Diamanda Galas is in the midst of a rant, and a range of expletives fly as she airs her views on political correctness.
Just as the musician and activist is about to launch into a new diatribe, she stops cold, then lets out a piercing shriek and announces more urgently: My espresso is burning on the stove! This always fucking happens!
Much clattering around in the kitchen of her New York home is down the phone line. The espresso drama resolved, she charges back to the phone and, without missing a beat, continues her tirade about how furious liberals make her, describing them as flaccid and flatulent.
Then the hilarity of the moment hits her, and with a shriek of laughter she proclaims, see, I am the consummate professional -“ I can continue an interview while checking on the burning fucking espresso on the stove.
An interview with Diamanda Galas is unlike most chats with soon-to-visit world music artists. There are no perfectly prepared sound grabs about her approach to her material or what she hopes Australian audiences will get from her show. Diamanda doesn’t seem to have time for that.
She would much rather talk about a wide range of issues, like the gentrification of New York’s artistic lower east side where she lives, her perceived injustices of past and present Turkish governments, her defiance in the face of threats against her, the Bush regime and her hopes for a better future with gay and lesbian world leaders at the fore.
It is the passionate mixture of social issues with Galas’s unique musical talent that have made her a favourite on the world’s musical festival circuit. Critical descriptions of her talents have included such terms as a vocal terrorist and she has been described as singing like a demon going to war.
Described as the Queen of Scream for her opera-trained four-octave vocal range, hers is a voice that sears from guttural and gravelly shrieks to searing high notes.
Born to Greek parents in San Diego, Galas, 49, is returning to Australia for her third visit, her first since 2001.
She begins her tour at Melbourne’s Arts Centre with one performance of Defixiones: Orders from the Dead on 7 October, and one of Songs of Exile on 10 October.
She then tours the show Guilty, Guilty, Guilty to Brisbane and Adelaide before playing at Sydney’s State Theatre on 21 October.
Defixiones: Orders from the Dead tells of the forgotten Armenian, Assyrian and Greek genocides that occurred between 1914 and 1923. The tale is based on witness accounts of the atrocities and told through music, drama and narrative.
Songs of Exile is a song cycle that follows the flight of poets and authors forced to live in exile and as outlaws. Sung in six languages, the show features Galas’s original compositions set to the worlds of poets like Vallejo (Peru), Celan (Romania) and Michaux (Belgium).
Guilty, Guilty, Guiltyis a program of tragic love songs and death songs, presenting an eclectic repertoire including O. V. Wright’s Eight Men and Four Women, Edith Piaf’s Heaven Have Mercy as well as I’m So Lonesome I Could Cry by Hank Williams.
I think of myself as a documentary performer -“ I am a forensic composer, she says.
I discuss events as they take place, not in the parlour room of my own life.

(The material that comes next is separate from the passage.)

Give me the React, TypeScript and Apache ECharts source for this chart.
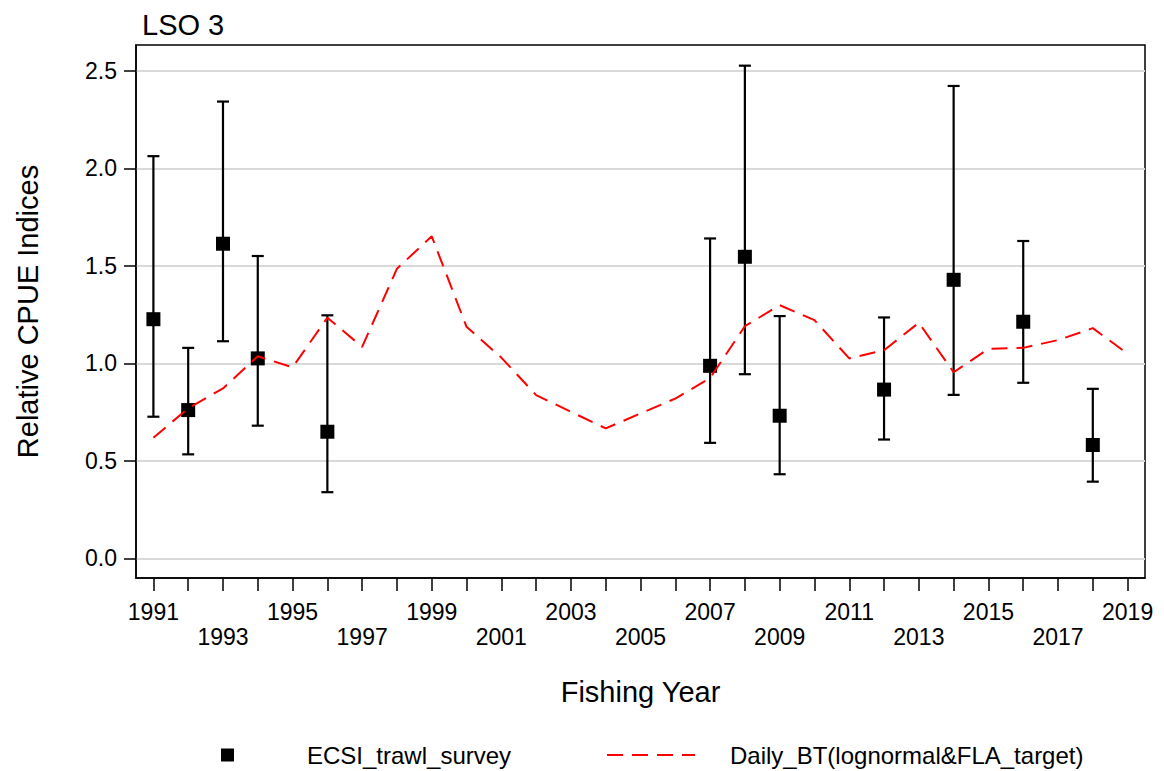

I do masses, in which I take specific events, as Defixiones with the genocides or as Plague Mass did with the AIDS crisis.

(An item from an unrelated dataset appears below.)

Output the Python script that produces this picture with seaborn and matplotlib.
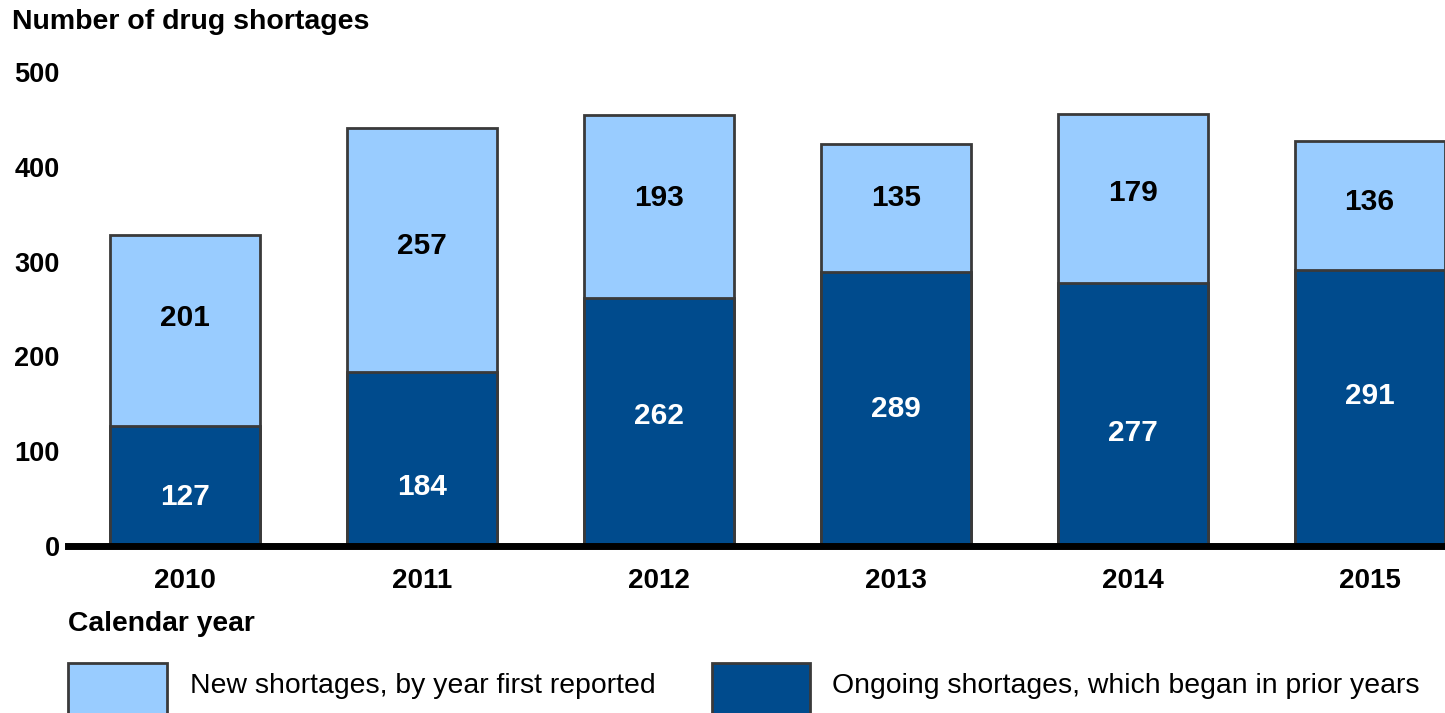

In that sense, I am not being inventive as far as the material is concerned. I am doing non-fiction, as the people who have written masses for centuries have. They discuss the events they feel there has not been enough response to.

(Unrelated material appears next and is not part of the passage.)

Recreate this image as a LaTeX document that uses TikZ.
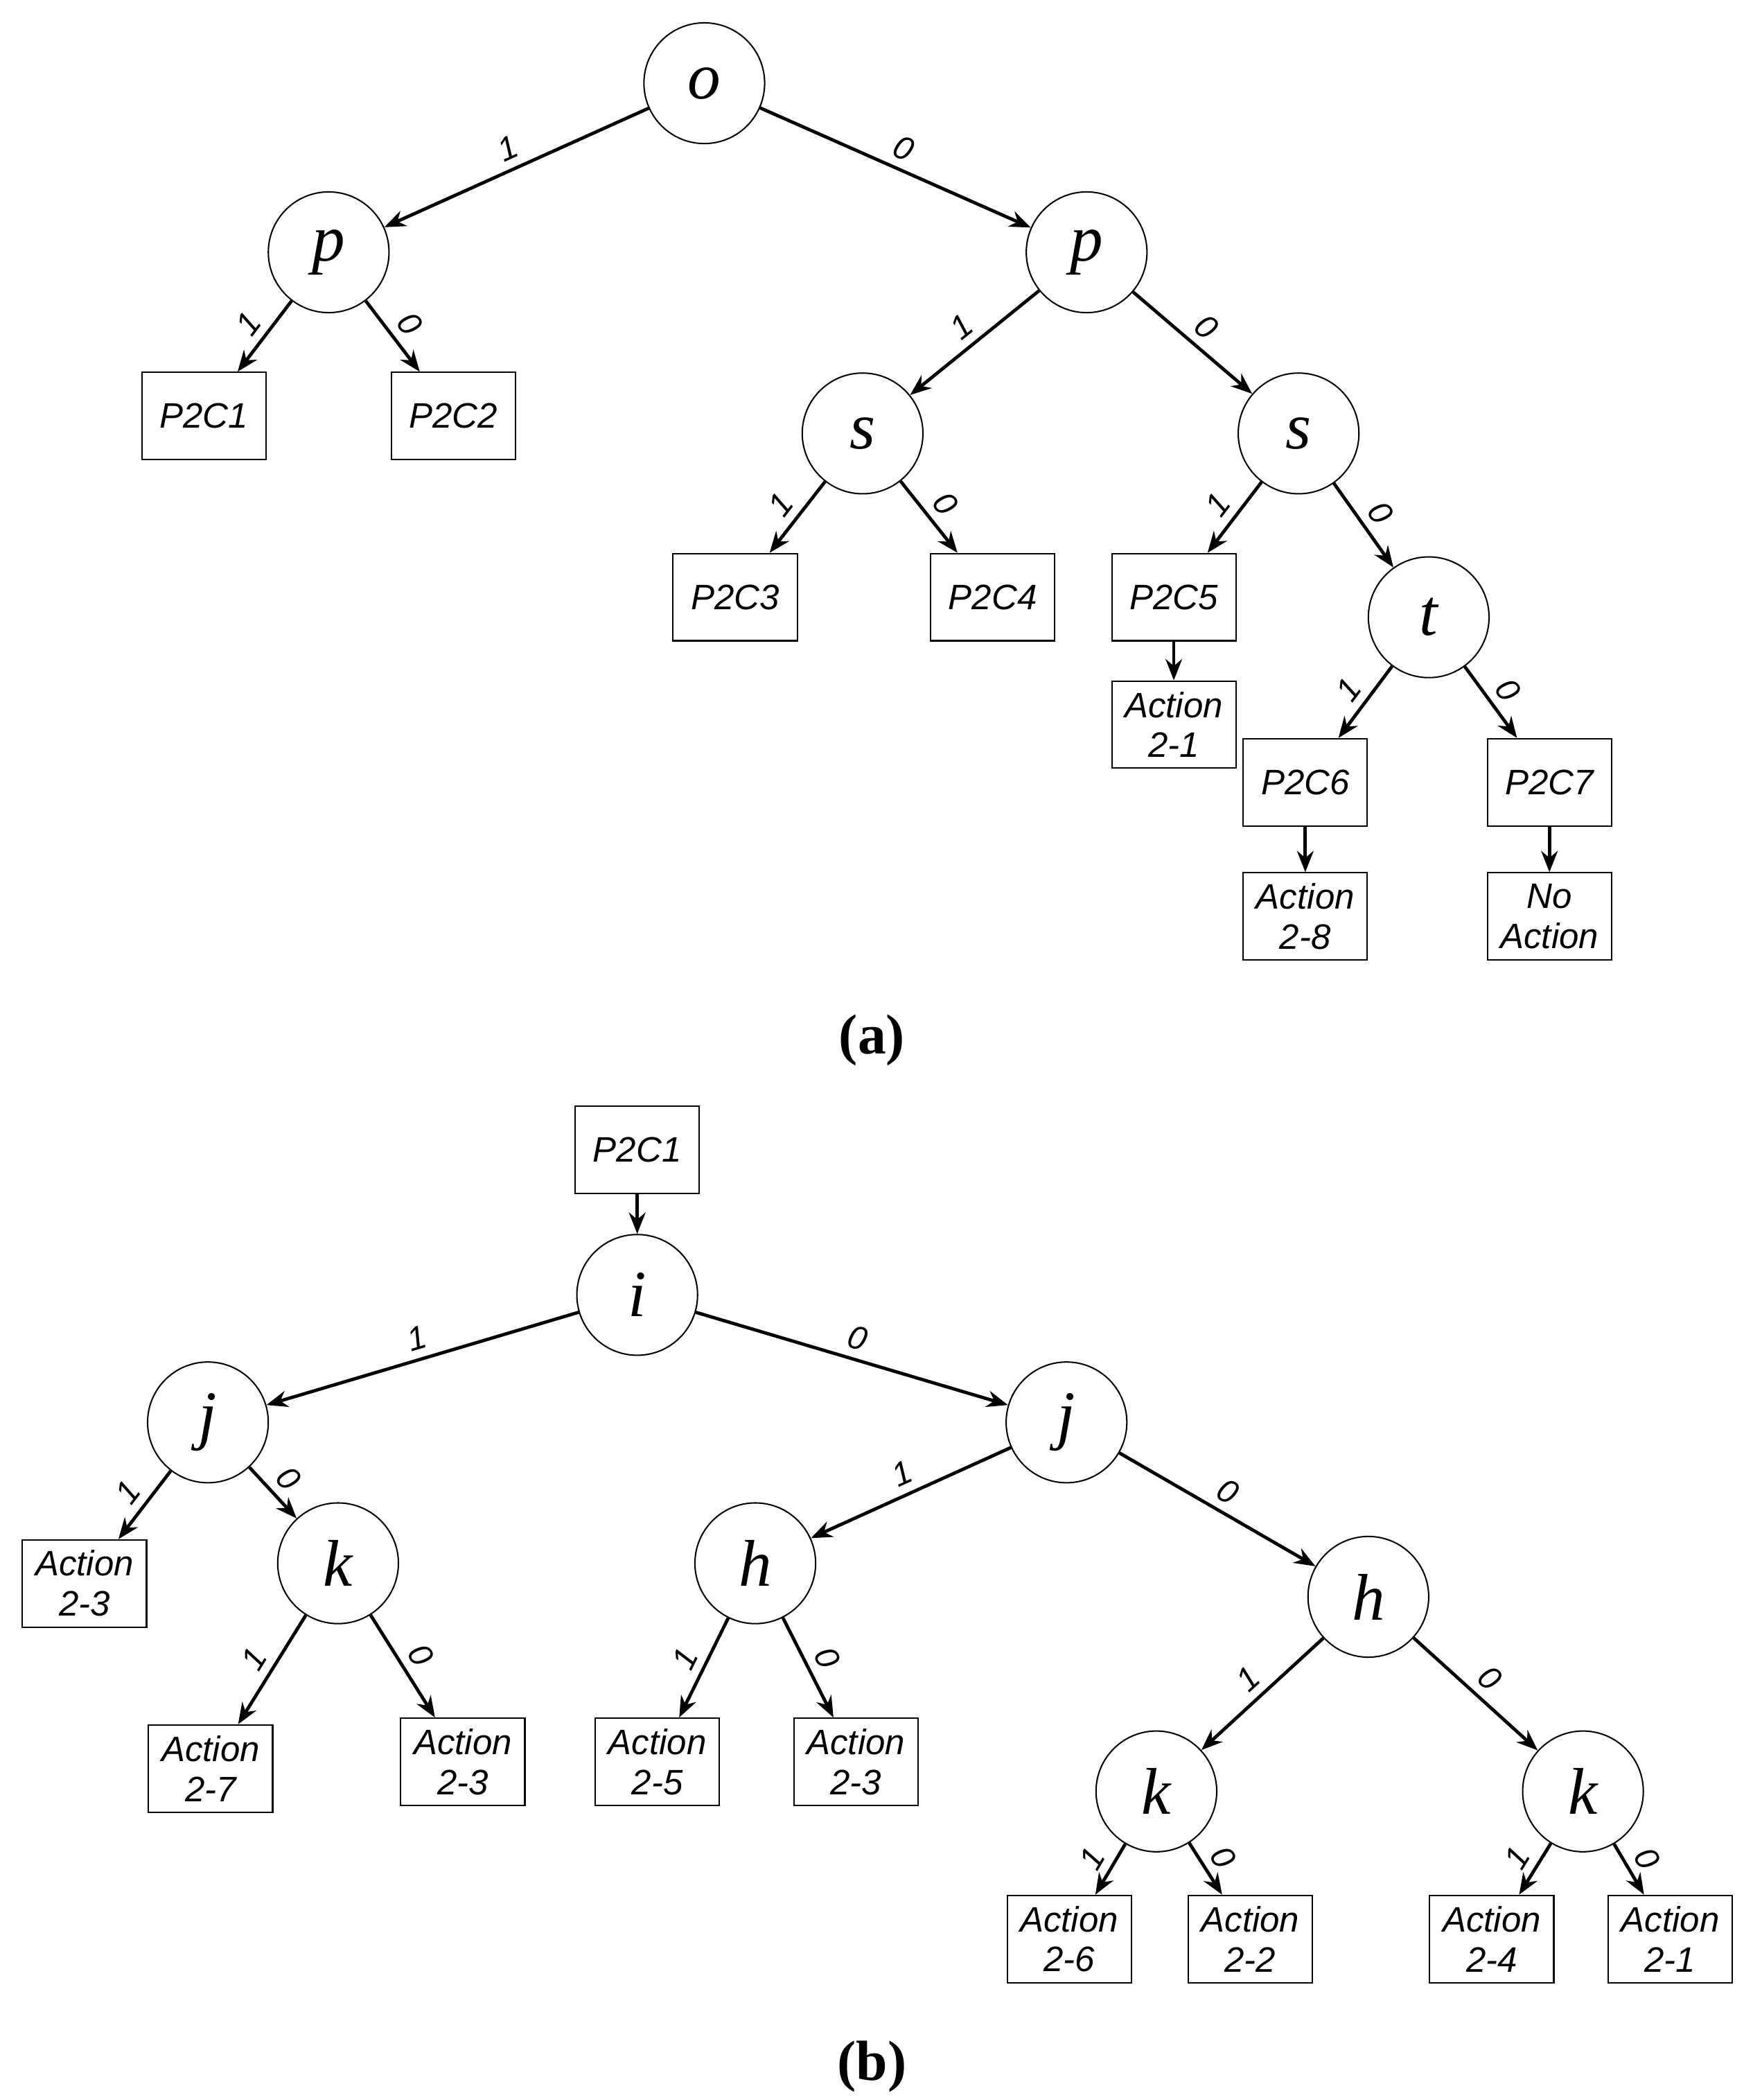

Creating her works of searing passion and political outrage does come at a cost, as not everyone likes the comments Galas makes.
Creating these things has always been very ugly, and the resistance I have had to them has been ugly, she says.
You can’t imagine the insults you get when you do this kind of work. It scares my family because they don’t know what might happen. But I always say to them I am living in America and here I feel relatively safe.
That said, she is not too thrilled about living under the continuing reign of George W. Bush as the US President. The current political climate hardly promotes freedom of expression, but Galas says she is not about to turn quiet.
I might have been scared, but it has not stopped me, she says.
I believe, as an agnostic, that I only have one life and I want to tell the truth while I am here. What can people do, really? They can call me a fucking arsehole, they can call me all kinds of things, but unless they kill me, there is not that much they can do.
Then she thinks for a moment and adds, except not to publish me (or let me perform). That is the most terrifying form of censorship.
One of her most famous works was Plague Mass, her response to the AIDS crisis. A 1991 performance of the show in New York’s Cathedral of St John the Divine saw her smeared with blood, stripped to the waist and strung up on a cross. Her playwright brother Phillip died of AIDS, and Diamanda has the words we are all HIV+ tattooed across the knuckles of one hand.
Having survived that time, Galas has brighter hopes for the future, with a great faith in the emergence of gay and lesbian leaders around the world to bring together conflicted and disparate cultures into some kind of working harmony.
I think the people who have the greatest potential are going to be the gay and lesbian populations, she says.
They are born outlaws in every culture. The people who are the biggest outlaws, who have nothing to lose, are the ones born to lead. They have no other choice. If they can get out of the basements the governments have hidden them in, then they have a chance of changing the world.